J'ai découvert ce livre grâce à Masse Critique. Cette dystopie nous emmène dans un futur qui cumule un grand nombre de traits des temps actuels, poussées à leur paroxysme. On ne découvre que petit à petit, et parfois même tardivement, le mode de fonctionnement et de gouvernance de ce monde séparé en deux grands clans contraires.
D'une part, les Roues, qui vivent dans leur voiture et doivent rouler sans arrêt pour gagner des points, afin de pouvoir se payer les besoins les plus élémentaires de l'existence (aller aux toilettes, se laver, manger…) et aussi s'offrir des distractions savamment orchestrées pour maintenir l'état de soumission mentale de ces individus qui croient avoir fait un libre choix. Une devise guide leur existence : « Avancer toujours ». le mouvement perpétuel est érigé en finalité de la vie et en moyen de progresser. Conduire est considéré comme une éthique et un art de vivre, qui se transmet de génération en génération, avec fierté.
D'autre part les Pieds, qui vivent à l'écart des routes, dans des villages en ruines, communautés sédentaires pratiquant un syncrétisme religieux mêlant christianisme et chamanisme, et pour qui le temps est aboli. Ils vivent en autarcie, selon un modèle décroissant, par la force des choses : les temps sont difficiles et les ressources maigres. Les familles sont à géométrie variable, femmes et enfants appartenant plus ou moins à tout le monde. Leur vie ordinairement calme, lente et silencieuse est ponctuée de rites initiatiques d'une grande violence qui génèrent dans les populations des transes cathartiques.
Ainsi,
Emmanuel Brault ne dresse pas un portrait manichéen entre ces deux cultures qui sont aux antipodes l'une de l'autre. Quelques magouilleurs opportunistes opèrent une jonction clandestine entre ces deux mondes, à base de marché noir et trafics en tous genres censés améliorer le quotidien des uns et des autres. Rien de neuf sous le soleil…

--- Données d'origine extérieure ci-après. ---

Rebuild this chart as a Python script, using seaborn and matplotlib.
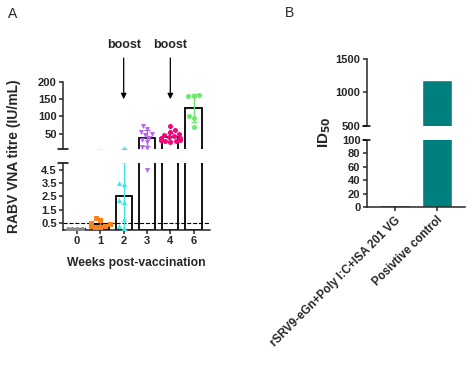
import matplotlib
matplotlib.use("Agg")
import matplotlib.pyplot as plt
import pandas as pd
import seaborn as sns

# Panel A: titres per week
weeks = ["0", "1", "2", "3", "4", "6"]
week0 = [0.05, 0.05, 0.05, 0.05]
week1 = [0.9, 0.7, 0.5, 0.4, 0.3, 0.3, 0.2, 0.2]
week2 = [8.0, 3.5, 3.4, 2.2, 2.1, 0.8, 0.3, 0.1]
week3 = [72, 62, 55, 50, 45, 38, 30, 25, 12, 9, 4.5]
week4 = [72, 60, 55, 48, 45, 42, 40, 38, 36, 35, 33, 32, 30, 30, 28, 27, 26]
week6 = [162, 160, 158, 100, 95, 70]
week_colors = ["#8c8c8c", "#f7821e", "#3ee6e6", "#b865f2", "#f0087c", "#6ee86e"]
week_markers = ["o", "s", "^", "v", "o", "o"]
boost_weeks = ["2", "4"]

# Panel B: ID50
groups = ["rSRV9-eGn+Poly I:C+ISA 201 VG", "Posivtive control"]
id50 = [3, 1190]
group_colors = ["#1a1a1a", "#007f7f"]

titres = [week0, week1, week2, week3, week4, week6]
df = pd.DataFrame({
    "week": [w for w, vals in zip(weeks, titres) for _ in vals],
    "titre": [v for vals in titres for v in vals],
})

sns.set_style("ticks")
plt.rcParams["font.family"] = ["Liberation Sans", "DejaVu Sans"]
plt.rcParams["font.weight"] = "bold"
plt.rcParams["axes.linewidth"] = 1.1
plt.rcParams["xtick.major.width"] = 1.1
plt.rcParams["ytick.major.width"] = 1.1
plt.rcParams["xtick.major.size"] = 3
plt.rcParams["ytick.major.size"] = 3
plt.rcParams["xtick.major.pad"] = 2
plt.rcParams["ytick.major.pad"] = 1.5

fig = plt.figure(figsize=(4.74, 3.72), dpi=100)
axA_top = fig.add_axes([0.133, 0.5995, 0.310, 0.180])
axA_bot = fig.add_axes([0.133, 0.383, 0.310, 0.179])
axB_top = fig.add_axes([0.7736, 0.661, 0.2074, 0.181])
axB_bot = fig.add_axes([0.7736, 0.4427, 0.2074, 0.181])


def break_mark(ax, y):
    # little horizontal dash across the spine where the axis is broken
    ax.plot([-0.035, 0.035], [y, y], transform=ax.transAxes, color="black",
            lw=1.1, clip_on=False)


# ---- Panel A ----
stats = df.groupby("week", sort=False)["titre"].agg(["mean", "std"]).reindex(weeks)
limits = {axA_top: (5, 200), axA_bot: (0, 5)}
for ax, (lo, hi) in limits.items():
    sns.barplot(data=df, x="week", y="titre", order=weeks, errorbar=None,
                color="white", saturation=1, edgecolor="black", linewidth=1.3,
                width=0.7, ax=ax)
    for i, w in enumerate(weeks):
        ax.errorbar(i, stats.loc[w, "mean"], yerr=stats.loc[w, "std"],
                    color=week_colors[i], lw=1, capsize=2, zorder=3)
    # only the points that fall inside this half of the broken axis
    for i, w in enumerate(weeks):
        sub = df[(df["week"] == w) & (df["titre"] >= lo) & (df["titre"] <= hi)]
        if len(sub) == 0:
            continue
        sns.swarmplot(data=sub, x="week", y="titre", order=weeks,
                      color=week_colors[i], marker=week_markers[i], size=3.6,
                      ax=ax, zorder=4)
    ax.set_ylim(lo, hi)
    ax.set_xlim(-0.6, 5.7)
    ax.set_xlabel("")
    ax.set_ylabel("")
    ax.tick_params(labelsize=8)
    sns.despine(ax=ax)

axA_top.set_yticks([50, 100, 150, 200])
axA_top.spines["bottom"].set_visible(False)
axA_top.tick_params(axis="x", bottom=False, labelbottom=False)
break_mark(axA_top, 0)

axA_bot.set_yticks([0.5, 1.5, 2.5, 3.5, 4.5])
axA_bot.set_yticklabels(["0.5", "1.5", "2.5", "3.5", "4.5"])
axA_bot.axhline(0.5, color="black", ls="--", lw=0.8, zorder=1)
break_mark(axA_bot, 1)

for w in boost_weeks:
    axA_top.annotate("boost", xy=(weeks.index(w), 150), xytext=(0, 35),
                     textcoords="offset points", ha="center", va="bottom",
                     fontsize=9, fontweight="bold", annotation_clip=False,
                     arrowprops=dict(arrowstyle="-|>", color="black", lw=0.9,
                                     mutation_scale=8, shrinkA=3, shrinkB=0))

fig.text(0.030, 0.581, "RABV VNA titre (IU/mL)", rotation=90, ha="center",
         va="center", fontsize=10, fontweight="bold")
fig.text(0.288, 0.293, "Weeks post-vaccination", ha="center", va="center",
         fontsize=8.7, fontweight="bold")
fig.text(0.016, 0.962, "A", ha="left", va="center", fontsize=10, fontweight="normal")

# ---- Panel B ----
for ax in (axB_top, axB_bot):
    sns.barplot(x=groups, y=id50, hue=groups, palette=group_colors, legend=False,
                saturation=1, width=0.7, ax=ax)
    ax.set_xlim(-0.67, 1.67)
    ax.tick_params(labelsize=8)
    sns.despine(ax=ax)

axB_top.set_ylim(500, 1500)
axB_top.set_yticks([500, 1000, 1500])
axB_top.spines["bottom"].set_visible(False)
axB_top.tick_params(axis="x", bottom=False, labelbottom=False)
break_mark(axB_top, 0)

axB_bot.set_ylim(0, 100)
axB_bot.set_yticks([0, 20, 40, 60, 80, 100])
axB_bot.set_xticks(range(len(groups)))
axB_bot.set_xticklabels(groups, rotation=45, ha="right", rotation_mode="anchor",
                        fontsize=8.3, fontweight="bold")
break_mark(axB_bot, 1)

fig.text(0.684, 0.645, "ID$_{\\mathbf{50}}$", rotation=90, ha="center", va="center",
         fontsize=11, fontweight="bold")
fig.text(0.601, 0.965, "B", ha="left", va="center", fontsize=10, fontweight="normal")

fig.savefig("out.png", dpi=100)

Les réseaux sociaux (« le flux ») ont pris la place des institutions régaliennes. La gouvernance appartient à un ordre militaire, mais le vrai pouvoir est en fait détenu par les « lucioles », mutants vissés à leurs écrans, qui seuls sont capables d'analyser le flux (big data…) afin d'en tirer des probabilités, des statistiques, et donc orienter les décisions.
Un enchaînement d'événements va déclencher une guerre entre les deux mondes. Les combattants Roues (volontaires) s'enivrent de violence, se sentent devenir des hommes-machines, ne voyant plus de frontières entre les fluides qui circulent dans les moteurs de leurs voitures, et ceux qui circulent dans leurs propres corps. On ne peut s'empêcher de penser par moments au génial
Crash ! de
J.G. Ballard, surtout dans une scène d'accouplement démentielle entre le narrateur et une des guerrières enragées, où l'habitacle qui héberge leurs ébats est un tiers contribuant au délire des sens.
Comment ne pas voir les maux qui touchent déjà notre époque ? Cette démocratie qui « change de visage en temps réel » sous l'impact des flux dans les sociaux réseaux, ces citoyens prêts à sacrifier leur liberté pour garantir leur sécurité, ces « port-vie » qui maintiennent le lien entre chaque individu (tracé en permanence) et la grande matrice collective, ça a des airs de déjà vu, déjà vécu… Mais qui sont les gagnants de tout cela ?... Dans le livre, cela n'apparaît pas, il ne semble y avoir que des perdants. A la fin, peut-être un espoir ?...
Le point fort de ce livre, est qu'il ne nous sert jamais la soupe à laquelle on s'attend.